Over the years the Seattle-Tacoma area has consistently been ranked in or near the top ten in metropolitan areas with the worst traffic. In 2010 the Chicago Tribune and Forbes Magazine put Seattle in the ninth position.
One of the worst areas is the waterfront area and the Alaskan Way Viaduct. Not only is this elevated stretch of Highway 99 congested at nearly anytime during the day, it is also a potential death trap should an earthquake of any significance hit the area.
Seattle and the state of Washington have been trying to solve this problem for several years. In 2008 public officials released a list of possible alternatives to replace the viaduct. These included:
1. A four-lane viaduct from South King Street to Bell Street, then connecting to the currently under the north end of the downtown area.

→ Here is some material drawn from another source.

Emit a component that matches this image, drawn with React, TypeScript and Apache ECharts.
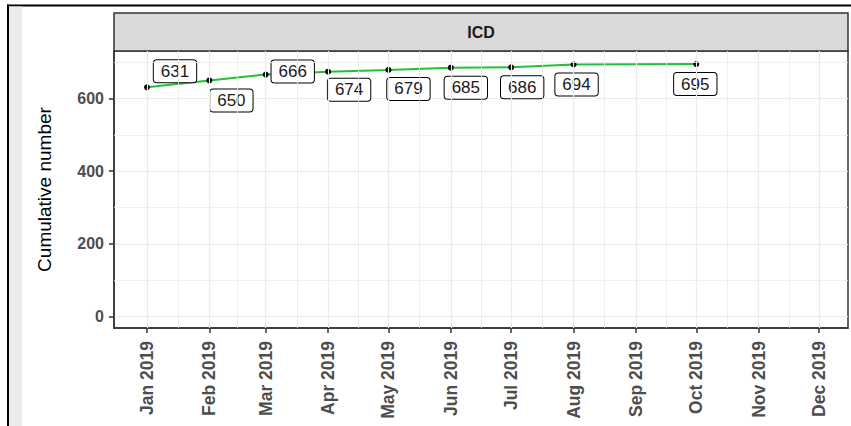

2. A shorter four-lane viaduct but this one would have traffic only on one level, with a park on the top level.
3. A four-lane, two mile long bored tunnel connecting to the existing north-end tunnel.
4. A shorter four-lane tunnel that would be dug from above rather than bored.

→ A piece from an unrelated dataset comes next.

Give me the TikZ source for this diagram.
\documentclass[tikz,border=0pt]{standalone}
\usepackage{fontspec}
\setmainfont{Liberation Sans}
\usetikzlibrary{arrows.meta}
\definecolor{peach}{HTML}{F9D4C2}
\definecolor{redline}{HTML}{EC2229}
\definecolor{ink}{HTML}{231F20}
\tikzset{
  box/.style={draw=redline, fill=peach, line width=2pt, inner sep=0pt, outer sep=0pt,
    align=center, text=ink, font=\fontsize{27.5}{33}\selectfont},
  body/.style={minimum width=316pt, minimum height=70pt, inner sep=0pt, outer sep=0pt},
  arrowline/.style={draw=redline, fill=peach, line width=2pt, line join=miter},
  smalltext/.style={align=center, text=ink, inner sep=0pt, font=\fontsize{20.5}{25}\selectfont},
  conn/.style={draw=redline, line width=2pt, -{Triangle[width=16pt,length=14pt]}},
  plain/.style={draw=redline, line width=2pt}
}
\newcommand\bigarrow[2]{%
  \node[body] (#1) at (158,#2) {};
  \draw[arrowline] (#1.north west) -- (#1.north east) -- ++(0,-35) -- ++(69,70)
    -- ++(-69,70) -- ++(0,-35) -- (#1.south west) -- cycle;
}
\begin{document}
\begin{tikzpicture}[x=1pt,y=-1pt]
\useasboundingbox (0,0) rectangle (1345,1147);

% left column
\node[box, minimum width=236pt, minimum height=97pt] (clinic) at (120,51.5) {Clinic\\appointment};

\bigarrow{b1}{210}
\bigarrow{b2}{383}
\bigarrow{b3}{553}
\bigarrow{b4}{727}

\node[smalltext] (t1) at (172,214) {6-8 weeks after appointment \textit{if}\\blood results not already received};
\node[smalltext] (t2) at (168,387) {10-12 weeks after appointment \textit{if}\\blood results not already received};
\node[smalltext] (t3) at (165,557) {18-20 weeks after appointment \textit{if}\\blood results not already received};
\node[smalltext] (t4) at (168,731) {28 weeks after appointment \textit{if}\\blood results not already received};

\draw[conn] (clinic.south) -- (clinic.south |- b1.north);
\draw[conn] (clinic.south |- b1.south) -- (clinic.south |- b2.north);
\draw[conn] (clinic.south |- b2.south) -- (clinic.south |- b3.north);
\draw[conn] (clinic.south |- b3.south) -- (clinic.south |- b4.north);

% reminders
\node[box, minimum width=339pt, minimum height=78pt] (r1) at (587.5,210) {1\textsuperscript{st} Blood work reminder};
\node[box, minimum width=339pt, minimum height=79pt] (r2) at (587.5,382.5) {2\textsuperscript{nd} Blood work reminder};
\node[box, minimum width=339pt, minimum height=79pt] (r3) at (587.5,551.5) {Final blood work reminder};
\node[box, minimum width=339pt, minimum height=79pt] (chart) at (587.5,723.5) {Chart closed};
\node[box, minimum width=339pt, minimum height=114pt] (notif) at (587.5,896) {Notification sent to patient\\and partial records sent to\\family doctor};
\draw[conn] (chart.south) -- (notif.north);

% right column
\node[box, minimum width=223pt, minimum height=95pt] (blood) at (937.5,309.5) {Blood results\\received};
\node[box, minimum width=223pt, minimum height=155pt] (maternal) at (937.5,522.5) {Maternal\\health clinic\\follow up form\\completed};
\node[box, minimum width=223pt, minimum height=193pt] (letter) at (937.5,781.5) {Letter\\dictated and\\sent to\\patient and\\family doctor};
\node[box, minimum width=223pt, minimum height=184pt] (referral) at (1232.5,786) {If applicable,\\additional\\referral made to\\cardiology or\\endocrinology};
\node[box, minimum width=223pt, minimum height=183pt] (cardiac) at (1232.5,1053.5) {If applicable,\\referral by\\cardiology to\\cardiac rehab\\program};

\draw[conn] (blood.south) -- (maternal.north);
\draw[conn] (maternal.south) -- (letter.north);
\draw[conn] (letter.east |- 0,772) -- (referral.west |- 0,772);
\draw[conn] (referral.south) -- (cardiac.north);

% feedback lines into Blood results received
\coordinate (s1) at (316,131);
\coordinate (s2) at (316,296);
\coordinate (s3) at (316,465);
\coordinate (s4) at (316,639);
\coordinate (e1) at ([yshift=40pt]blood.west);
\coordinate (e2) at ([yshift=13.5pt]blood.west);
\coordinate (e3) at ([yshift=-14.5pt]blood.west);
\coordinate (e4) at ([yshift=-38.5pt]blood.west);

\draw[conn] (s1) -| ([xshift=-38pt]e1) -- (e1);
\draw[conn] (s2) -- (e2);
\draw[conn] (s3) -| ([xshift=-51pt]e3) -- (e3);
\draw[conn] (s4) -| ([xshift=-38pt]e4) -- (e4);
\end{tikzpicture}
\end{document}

5-7. All surface street options. Some include increasing the number of lanes, others would switch one-way streets to two-way.
8. This one is basically a sunken road with a partial cover in some locations, full cover in others.

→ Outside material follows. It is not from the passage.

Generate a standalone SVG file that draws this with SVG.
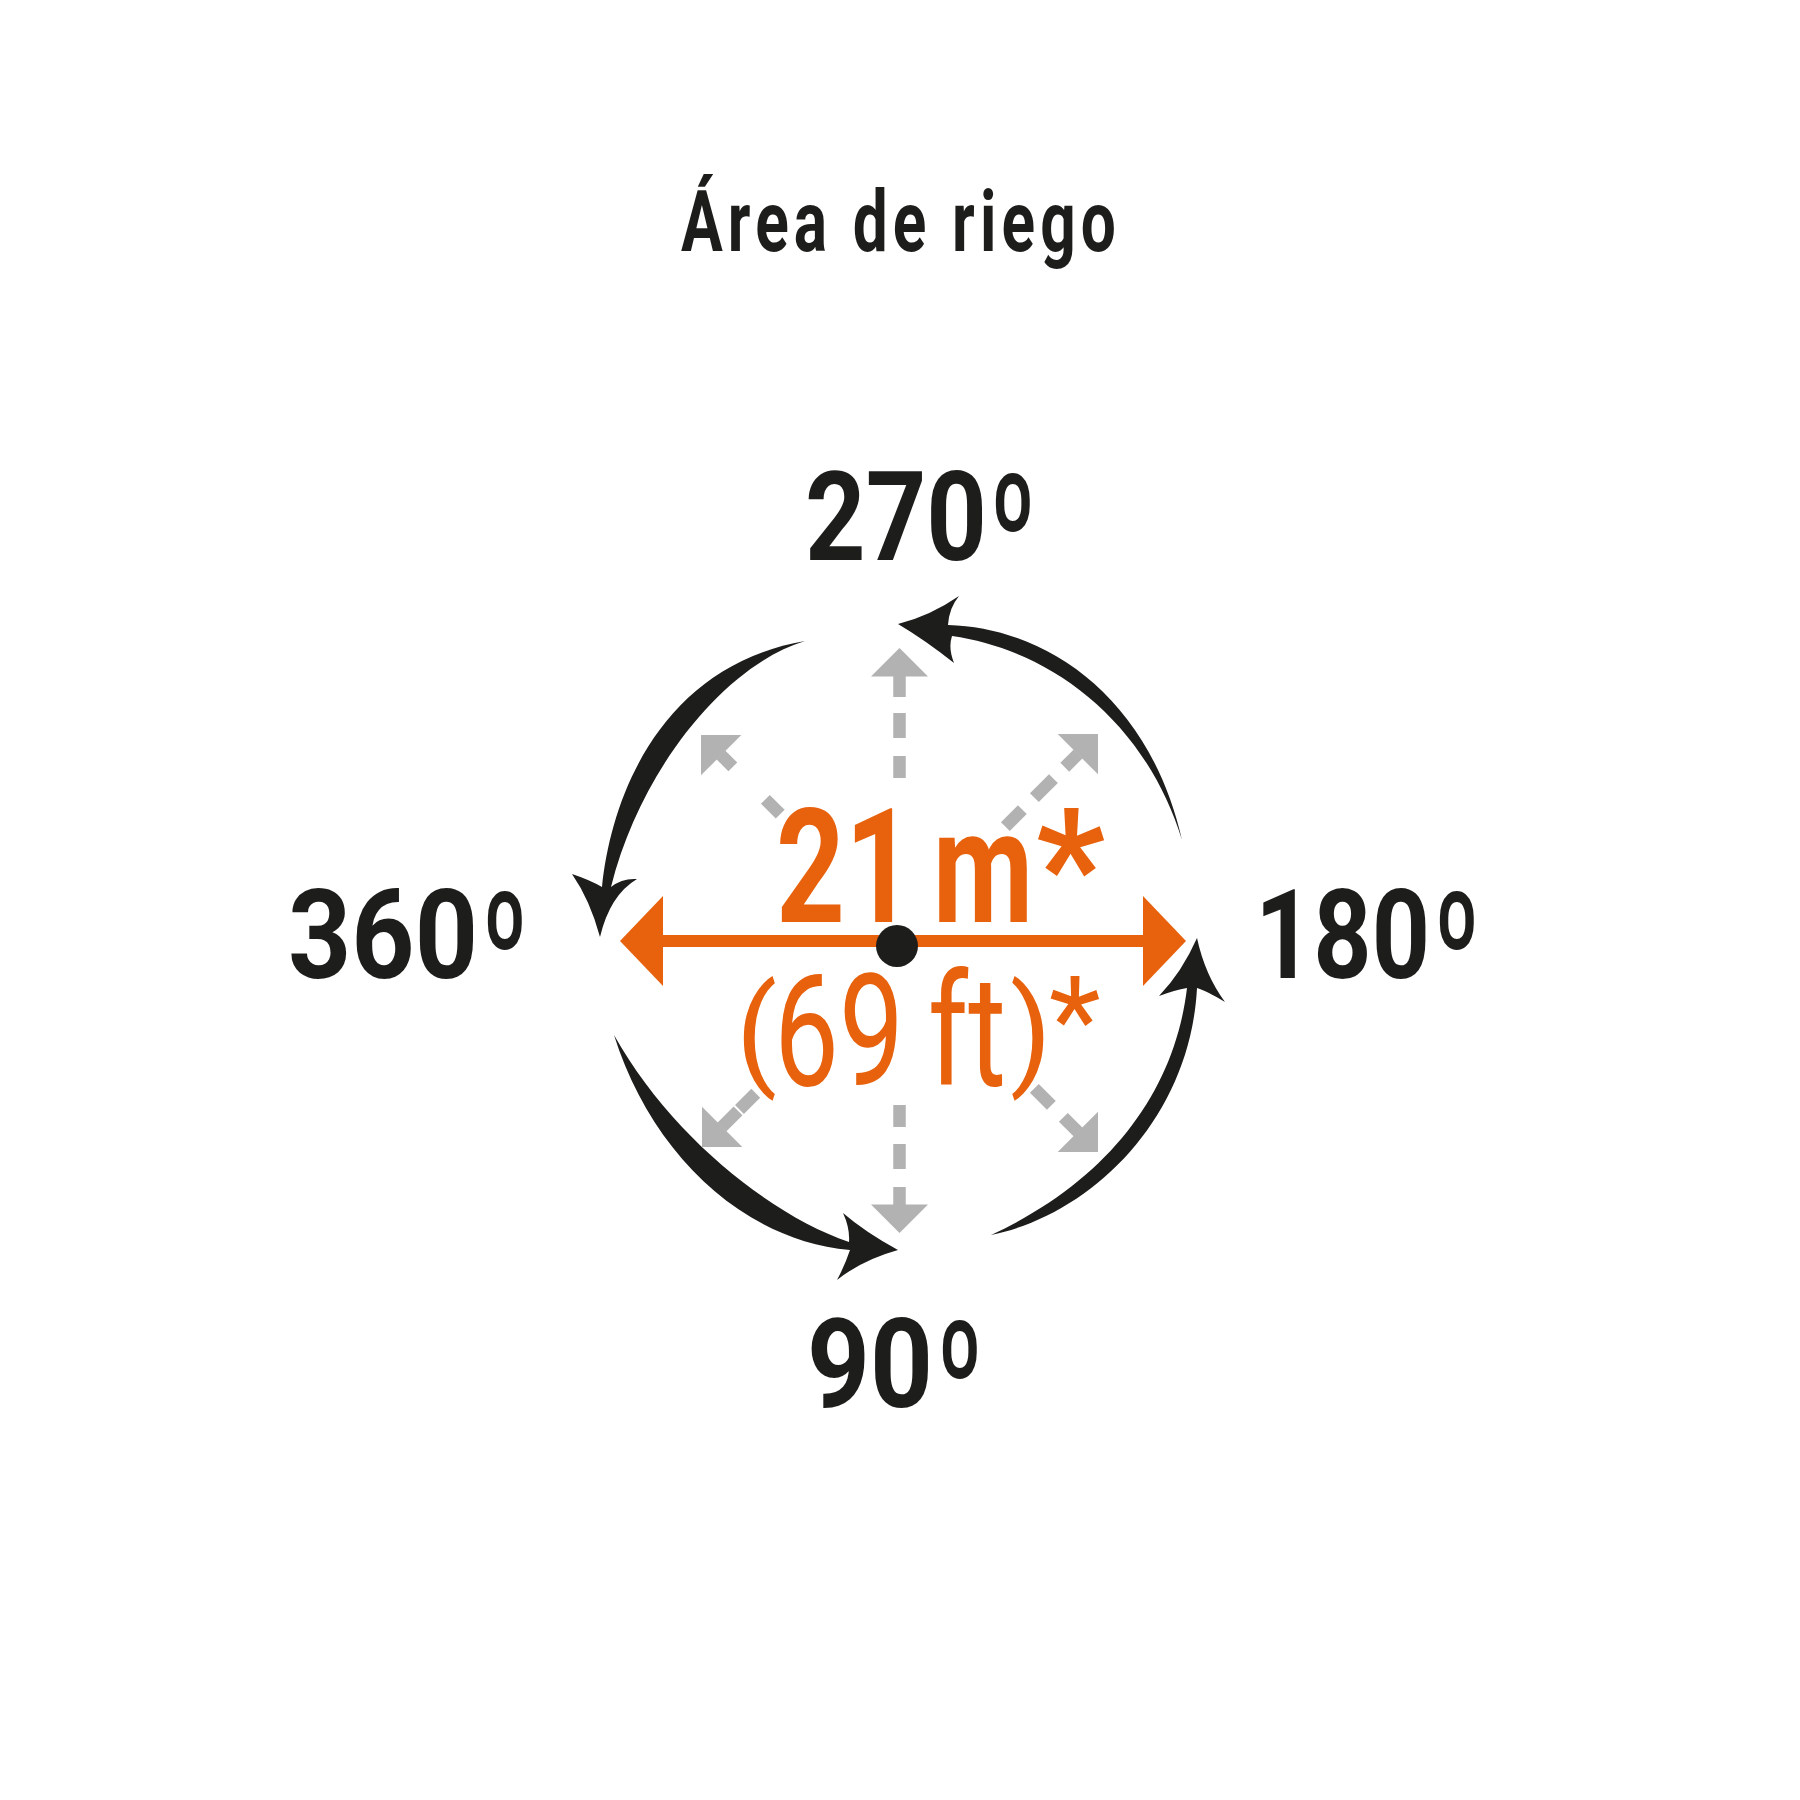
<svg xmlns="http://www.w3.org/2000/svg" width="1800" height="1800" viewBox="0 0 1800 1800">
  <style>
    .k{fill:#1d1d1b}
    .o{fill:#e8620e}
    .g{fill:#b2b2b2}
    text{font-family:Roboto,"Liberation Sans",sans-serif}
    .b{font-weight:700}
    .lbl{font-weight:700;font-size:124px;fill:#1d1d1b}
    .deg{font-size:155px}
  </style>
  <defs>
    <polygon id="gh" points="0,0 28.5,28.5 -28.5,28.5"/>
  </defs>
  <rect width="1800" height="1800" fill="#ffffff"/>

  <g id="title">
    <text x="681" y="251" class="b k" font-size="85" letter-spacing="7" textLength="440" lengthAdjust="spacingAndGlyphs">Área de riego</text>
  </g>

  <g id="connectors">
    <g id="gray-arrows" class="g">
      <g transform="translate(899.5,648)"><use href="#gh"/><rect x="-6.25" y="28" width="12.5" height="21"/><rect x="-6.25" y="65" width="12.5" height="25"/><rect x="-6.25" y="108" width="12.5" height="22"/></g>
      <g transform="translate(899.5,1233) rotate(180)"><use href="#gh"/><rect x="-6.25" y="28" width="12.5" height="18"/><rect x="-6.25" y="64" width="12.5" height="25"/><rect x="-6.25" y="106" width="12.5" height="22"/></g>
      <g transform="translate(1098,734) rotate(45)"><use href="#gh"/><rect x="-6.25" y="28" width="12.5" height="19"/><rect x="-6.25" y="63" width="12.5" height="27"/><rect x="-6.25" y="107" width="12.5" height="24"/></g>
      <g transform="translate(701,735) rotate(-45)"><use href="#gh"/><rect x="-6.25" y="28" width="12.5" height="17"/><rect x="-6.25" y="91" width="12.5" height="21"/></g>
      <g transform="translate(702,1147) rotate(-135)"><use href="#gh"/><rect x="-6.25" y="28" width="12.5" height="23"/><rect x="-6.25" y="53" width="12.5" height="23"/></g>
      <g transform="translate(1098,1152) rotate(135)"><use href="#gh"/><rect x="-6.25" y="28" width="12.5" height="21"/><rect x="-6.25" y="66" width="12.5" height="24"/></g>
    </g>
    <g id="rotation-arrows" class="k">
      <path d="M898,624 Q930,616 959,596 Q949,608 948,625 C1050,628 1150,700 1182,840 C1145,720 1050,650 952,636 Q948,648 954,663 Q925,640 898,624 Z"/>
      <path d="M600,937 Q590,900 572,874 Q590,880 602,887 C612,790 665,665 805,641 C725,665 640,770 611,887 Q622,878 637,879 Q610,895 600,937 Z"/>
      <path d="M898,1250 Q865,1232 843,1213 Q850,1228 849,1242 C770,1215 670,1135 614,1035 C650,1150 740,1240 850,1250 Q845,1265 837,1280 Q862,1260 898,1250 Z"/>
      <path d="M1197,938 Q1182,972 1159,996 Q1175,990 1187,988 C1175,1090 1110,1180 991,1235 C1090,1215 1190,1120 1197,988 Q1205,990 1225,1002 Q1205,975 1197,938 Z"/>
    </g>
    <g id="range-arrow" class="o">
      <rect x="660" y="935" width="486" height="12"/>
      <polygon points="620,941 663,896 663,986"/>
      <polygon points="1186,941 1143,896 1143,986"/>
    </g>
  </g>

  <g id="range-text">
    <text y="922" class="b o" font-size="160"><tspan x="776" textLength="138" lengthAdjust="spacingAndGlyphs">21</tspan> <tspan x="933" textLength="100" lengthAdjust="spacingAndGlyphs">m</tspan><tspan x="1036" textLength="69" lengthAdjust="spacingAndGlyphs">*</tspan></text>
    <text class="o" font-size="155"><tspan x="736" y="1073" font-size="120">(</tspan><tspan x="774" y="1085" textLength="130" lengthAdjust="spacingAndGlyphs">69</tspan> <tspan x="928" y="1085" textLength="78" lengthAdjust="spacingAndGlyphs">ft</tspan><tspan x="1010" y="1073" font-size="120">)</tspan><tspan x="1049" y="1062" font-size="120">*</tspan></text>
  </g>

  <g id="center">
    <circle cx="897" cy="946" r="21" class="k"/>
  </g>

  <g id="label-270">
    <text y="560" class="lbl"><tspan x="805" textLength="182" lengthAdjust="spacingAndGlyphs">270</tspan><tspan x="990" dy="24" class="deg" textLength="46" lengthAdjust="spacingAndGlyphs">º</tspan></text>
  </g>
  <g id="label-360">
    <text y="978" class="lbl"><tspan x="288" textLength="190" lengthAdjust="spacingAndGlyphs">360</tspan><tspan x="482" dy="24" class="deg" textLength="46" lengthAdjust="spacingAndGlyphs">º</tspan></text>
  </g>
  <g id="label-180">
    <text y="978" class="lbl"><tspan x="1255" textLength="175" lengthAdjust="spacingAndGlyphs">180</tspan><tspan x="1434" dy="24" class="deg" textLength="46" lengthAdjust="spacingAndGlyphs">º</tspan></text>
  </g>
  <g id="label-90">
    <text y="1407" class="lbl"><tspan x="807" textLength="126" lengthAdjust="spacingAndGlyphs">90</tspan><tspan x="937" dy="24" class="deg" textLength="46" lengthAdjust="spacingAndGlyphs">º</tspan></text>
  </g>
</svg>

For the full breakdown of each, click here.
As discussion continued over the ensuing years, some of the options fell to the wayside. The focus became whether to build the bored tunnel or one of the surface options. Current Seattle Mayor Mike McGinn became a strong opponent of the tunnel option preferring a surface option with lots of mass-transit built up. One of McGinn’s concerns was cost overruns and who would be responsible for those possible overruns. He cited the Big Dig in Boston as an example, where cost overruns ran into the billions. I shared his concerns. How often has anyone heard of a government award project coming in under the estimated costs? I can’t think of any recent examples. But what do you expect when you have contractors using taxpayer money.
But I also was not happy with any of the surface options. The one thing that the current viaduct does is that it gets traffic out of the downtown area quicker. As an added bonus, if you just wanted to pass through the downtown, the viaduct was there for you. Tearing down the viaduct and just widening the surface streets and doing some re-routing just didn’t seem smart to me. On top of that, the whole increasing mass-transit with street cars and more bus routes just didn’t seem to be a workable solution. User of the viaduct are either coming into or leaving the downtown area for point further out, or they are just passing through. If surface streets were the only options through the area, more folks would head to I-5, and that is already a mess.
Yesterday, the folks of Seattle had an election and by a fairly significant margin, they approved the tunnel options. Early on in the debate, McGinn had said that he was willing to put the tunnel option up for a vote, allowing the will of the people to decide. It is estimated to cost in the vicinity of $3 billion with annual operating costs somewhere near $7 million.
Now that the voters of Seattle have spoken, construction is expected to begin early this fall, with completion in 2016.